Grovetown became the only place in Columbia and Richmond counties to purchase alcohol on Sundays on Dec. 11 after approval of a referendum during the November elections. Stores say Super Bowl shoppers made Sunday sales even more popular then they’ve been in the past two months.
“It’s a madhouse. Absolute madhouse,” said Chris Smith, an employee at GT Package Shop on Wrightsboro Road.
Ten people were waiting at the door when the store opened at 12:30 p.m. Three hours later, the store was running low on its stock and sold out of Bud Light and Corona, Smith said. Empty boxes from Saturday night and Sunday were stacked nearly 5 feet tall outside the storefront Sunday afternoon.

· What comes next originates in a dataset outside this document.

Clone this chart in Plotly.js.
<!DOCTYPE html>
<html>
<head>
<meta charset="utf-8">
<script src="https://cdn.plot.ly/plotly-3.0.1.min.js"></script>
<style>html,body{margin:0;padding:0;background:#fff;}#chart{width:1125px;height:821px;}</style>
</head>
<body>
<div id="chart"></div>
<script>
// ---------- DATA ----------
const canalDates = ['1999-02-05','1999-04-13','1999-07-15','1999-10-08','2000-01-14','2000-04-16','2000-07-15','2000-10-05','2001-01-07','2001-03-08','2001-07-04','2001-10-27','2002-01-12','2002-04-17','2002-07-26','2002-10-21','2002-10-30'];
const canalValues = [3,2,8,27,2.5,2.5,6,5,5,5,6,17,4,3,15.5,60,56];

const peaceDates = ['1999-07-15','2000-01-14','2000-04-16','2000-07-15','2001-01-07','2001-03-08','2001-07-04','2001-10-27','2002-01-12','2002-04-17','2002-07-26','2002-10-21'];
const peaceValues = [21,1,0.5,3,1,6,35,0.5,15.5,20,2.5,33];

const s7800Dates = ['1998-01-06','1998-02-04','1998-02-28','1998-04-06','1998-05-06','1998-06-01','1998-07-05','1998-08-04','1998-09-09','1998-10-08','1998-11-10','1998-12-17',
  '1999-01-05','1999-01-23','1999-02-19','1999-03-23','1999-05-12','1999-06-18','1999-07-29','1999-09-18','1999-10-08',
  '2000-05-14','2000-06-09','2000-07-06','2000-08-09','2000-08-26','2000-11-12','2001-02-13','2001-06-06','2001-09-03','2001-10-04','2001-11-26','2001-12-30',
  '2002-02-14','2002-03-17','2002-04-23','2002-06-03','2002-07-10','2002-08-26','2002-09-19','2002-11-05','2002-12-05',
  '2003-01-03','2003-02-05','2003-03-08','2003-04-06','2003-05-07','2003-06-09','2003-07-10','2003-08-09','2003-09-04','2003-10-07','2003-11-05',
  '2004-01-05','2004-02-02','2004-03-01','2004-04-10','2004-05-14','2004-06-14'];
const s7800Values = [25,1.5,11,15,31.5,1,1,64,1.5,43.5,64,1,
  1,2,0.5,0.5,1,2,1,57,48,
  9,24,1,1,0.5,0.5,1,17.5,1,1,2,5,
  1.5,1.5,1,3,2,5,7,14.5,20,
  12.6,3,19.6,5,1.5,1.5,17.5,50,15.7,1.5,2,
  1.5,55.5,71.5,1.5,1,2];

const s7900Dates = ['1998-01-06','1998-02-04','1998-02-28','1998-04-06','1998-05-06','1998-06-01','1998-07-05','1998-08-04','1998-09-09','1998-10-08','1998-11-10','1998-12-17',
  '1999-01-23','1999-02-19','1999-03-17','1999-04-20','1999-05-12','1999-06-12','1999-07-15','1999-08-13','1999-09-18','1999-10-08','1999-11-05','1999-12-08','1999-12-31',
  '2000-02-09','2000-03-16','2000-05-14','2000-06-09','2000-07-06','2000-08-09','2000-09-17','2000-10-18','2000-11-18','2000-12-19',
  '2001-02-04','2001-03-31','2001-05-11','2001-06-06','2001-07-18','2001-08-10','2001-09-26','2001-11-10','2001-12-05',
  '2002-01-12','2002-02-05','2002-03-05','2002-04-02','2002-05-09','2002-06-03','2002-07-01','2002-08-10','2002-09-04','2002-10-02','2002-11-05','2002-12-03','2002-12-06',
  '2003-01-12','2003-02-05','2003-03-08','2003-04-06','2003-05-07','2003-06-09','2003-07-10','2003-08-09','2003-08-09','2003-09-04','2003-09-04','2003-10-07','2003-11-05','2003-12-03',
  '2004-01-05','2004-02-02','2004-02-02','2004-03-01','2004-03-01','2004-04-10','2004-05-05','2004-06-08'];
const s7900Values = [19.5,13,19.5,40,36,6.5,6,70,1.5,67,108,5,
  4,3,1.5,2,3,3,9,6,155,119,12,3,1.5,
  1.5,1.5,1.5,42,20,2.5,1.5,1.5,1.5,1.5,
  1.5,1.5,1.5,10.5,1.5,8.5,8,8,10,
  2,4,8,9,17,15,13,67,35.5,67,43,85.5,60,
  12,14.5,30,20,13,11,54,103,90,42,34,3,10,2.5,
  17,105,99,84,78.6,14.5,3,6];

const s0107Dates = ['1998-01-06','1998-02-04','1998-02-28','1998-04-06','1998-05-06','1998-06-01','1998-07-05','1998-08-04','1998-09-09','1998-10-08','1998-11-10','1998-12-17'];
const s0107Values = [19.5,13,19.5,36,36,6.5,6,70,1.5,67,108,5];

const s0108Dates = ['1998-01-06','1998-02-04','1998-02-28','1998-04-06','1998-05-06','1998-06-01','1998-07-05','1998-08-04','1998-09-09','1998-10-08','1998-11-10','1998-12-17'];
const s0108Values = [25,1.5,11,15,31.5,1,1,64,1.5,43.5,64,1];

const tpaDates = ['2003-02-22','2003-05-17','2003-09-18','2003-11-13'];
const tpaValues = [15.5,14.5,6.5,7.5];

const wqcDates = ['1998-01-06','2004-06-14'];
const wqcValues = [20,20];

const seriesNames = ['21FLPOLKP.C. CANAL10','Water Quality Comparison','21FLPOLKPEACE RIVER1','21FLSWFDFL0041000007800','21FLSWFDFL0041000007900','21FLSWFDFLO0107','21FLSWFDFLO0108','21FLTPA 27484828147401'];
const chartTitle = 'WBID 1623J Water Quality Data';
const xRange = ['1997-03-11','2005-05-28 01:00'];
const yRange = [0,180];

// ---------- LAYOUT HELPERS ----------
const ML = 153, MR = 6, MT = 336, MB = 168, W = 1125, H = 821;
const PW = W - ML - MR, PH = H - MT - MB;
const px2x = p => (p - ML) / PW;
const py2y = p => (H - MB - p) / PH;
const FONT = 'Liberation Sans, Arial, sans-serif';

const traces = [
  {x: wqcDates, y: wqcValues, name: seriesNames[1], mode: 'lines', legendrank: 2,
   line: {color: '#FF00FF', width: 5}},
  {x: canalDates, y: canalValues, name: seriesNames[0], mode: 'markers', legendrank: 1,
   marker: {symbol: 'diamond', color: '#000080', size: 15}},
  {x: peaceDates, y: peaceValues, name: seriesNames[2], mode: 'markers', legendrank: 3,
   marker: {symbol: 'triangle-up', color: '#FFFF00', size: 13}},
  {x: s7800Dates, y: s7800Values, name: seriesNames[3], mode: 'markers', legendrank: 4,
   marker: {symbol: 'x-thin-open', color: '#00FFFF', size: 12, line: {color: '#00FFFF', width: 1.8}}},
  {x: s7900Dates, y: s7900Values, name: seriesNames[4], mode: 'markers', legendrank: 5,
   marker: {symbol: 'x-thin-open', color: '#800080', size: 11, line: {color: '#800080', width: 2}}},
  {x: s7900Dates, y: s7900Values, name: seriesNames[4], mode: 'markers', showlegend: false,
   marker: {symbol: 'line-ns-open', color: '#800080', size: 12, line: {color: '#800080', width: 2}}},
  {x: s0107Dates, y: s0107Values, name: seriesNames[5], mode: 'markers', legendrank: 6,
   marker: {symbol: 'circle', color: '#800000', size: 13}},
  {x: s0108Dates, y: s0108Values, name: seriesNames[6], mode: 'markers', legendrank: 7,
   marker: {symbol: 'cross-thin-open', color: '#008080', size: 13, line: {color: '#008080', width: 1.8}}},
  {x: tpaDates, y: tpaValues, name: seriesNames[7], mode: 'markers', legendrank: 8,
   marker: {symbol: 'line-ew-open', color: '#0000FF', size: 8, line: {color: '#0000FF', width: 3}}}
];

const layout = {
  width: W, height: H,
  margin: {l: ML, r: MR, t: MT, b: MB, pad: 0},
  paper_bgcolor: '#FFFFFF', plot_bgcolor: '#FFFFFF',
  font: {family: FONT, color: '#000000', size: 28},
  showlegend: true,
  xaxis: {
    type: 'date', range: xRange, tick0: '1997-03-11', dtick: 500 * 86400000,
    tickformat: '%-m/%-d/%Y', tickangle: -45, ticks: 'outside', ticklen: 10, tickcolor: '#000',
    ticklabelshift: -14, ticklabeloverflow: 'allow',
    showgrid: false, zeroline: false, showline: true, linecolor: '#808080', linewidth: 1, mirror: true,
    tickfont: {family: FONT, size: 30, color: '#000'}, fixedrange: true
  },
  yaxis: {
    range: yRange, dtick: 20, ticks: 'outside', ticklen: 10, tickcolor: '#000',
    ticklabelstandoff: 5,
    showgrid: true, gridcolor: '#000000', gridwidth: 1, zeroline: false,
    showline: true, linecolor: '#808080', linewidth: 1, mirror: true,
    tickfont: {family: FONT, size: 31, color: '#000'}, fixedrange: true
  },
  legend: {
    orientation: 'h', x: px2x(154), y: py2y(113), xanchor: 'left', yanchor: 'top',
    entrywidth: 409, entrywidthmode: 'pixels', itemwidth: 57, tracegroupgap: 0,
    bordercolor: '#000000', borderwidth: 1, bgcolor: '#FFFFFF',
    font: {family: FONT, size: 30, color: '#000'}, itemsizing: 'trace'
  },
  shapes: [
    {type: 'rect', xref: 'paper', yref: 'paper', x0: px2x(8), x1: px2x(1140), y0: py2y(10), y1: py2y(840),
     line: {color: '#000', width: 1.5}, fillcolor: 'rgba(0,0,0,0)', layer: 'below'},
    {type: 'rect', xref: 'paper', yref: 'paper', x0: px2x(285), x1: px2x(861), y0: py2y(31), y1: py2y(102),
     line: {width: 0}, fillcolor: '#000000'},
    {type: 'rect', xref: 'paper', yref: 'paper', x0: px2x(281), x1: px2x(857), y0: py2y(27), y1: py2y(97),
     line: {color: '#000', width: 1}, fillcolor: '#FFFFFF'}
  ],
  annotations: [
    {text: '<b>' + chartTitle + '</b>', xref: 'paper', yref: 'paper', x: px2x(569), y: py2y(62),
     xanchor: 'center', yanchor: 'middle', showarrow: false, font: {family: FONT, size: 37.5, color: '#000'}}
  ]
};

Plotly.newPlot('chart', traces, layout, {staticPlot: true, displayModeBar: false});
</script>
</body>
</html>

GT Package Shop owner Peter Lee said he prepared for a busy day, but Super Bowl Sunday exceeded expectations.
“As far as revenue, it could be an all-time high,” Lee said.

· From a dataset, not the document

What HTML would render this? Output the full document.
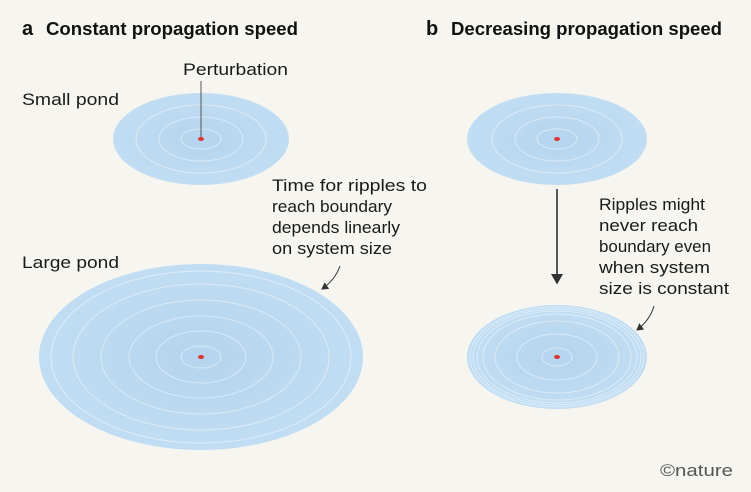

Matthew Eidson, of Augusta, didn’t need to run out on Saturday night to buy beer when he made plans to watch the game at a friend’s house in Grovetown. He picked up two six-packs at GT Package Shop on Sunday afternoon.
“It’s nice to know it’s here,” Eidson said.
Sunday sales became possible last year after a change in Georgia state law allowing voters in cities and counties to decide whether to allow Sunday package sales between 12:30 and 11:30 p.m.
Richmond County officials plan to place a referendum for retail sales of beer, wine and spirits on the Super Tuesday Presidential Preference Primary ballots March 6. If approved in Richmond County, Sunday sales could be possible as soon as April 1.
Columbia County residents should have their chance to vote on July 31, with sales beginning Labor Day weekend if approved.
Grovetown Mayor George James said the popularity of Sunday sales has been a “total surprise and total shock” to him.
The small city has not tracked tax revenue from Sunday sales. City Administrator Shirley Beasley said the only way to measure sales would be delivery reports from alcohol distributors, which could be available in two more months.
Billy Jack’s Party Shop ordered extra supplies of beer and liquor for Super Bowl Sunday. Three clerks waited on customers, compared to a normal two on a Sunday afternoon.
“Booming,” said employee Teresa Pritchett about Sunday’s business. “Everybody’s coming out to make sure they have everything they need for the Super Bowl.”
Angel Wallace, the owner of Billy Jack’s, declined to provide revenue numbers from Sunday sales but said the store is averaging a few hundred dollars more on recent Sundays compared to weekdays.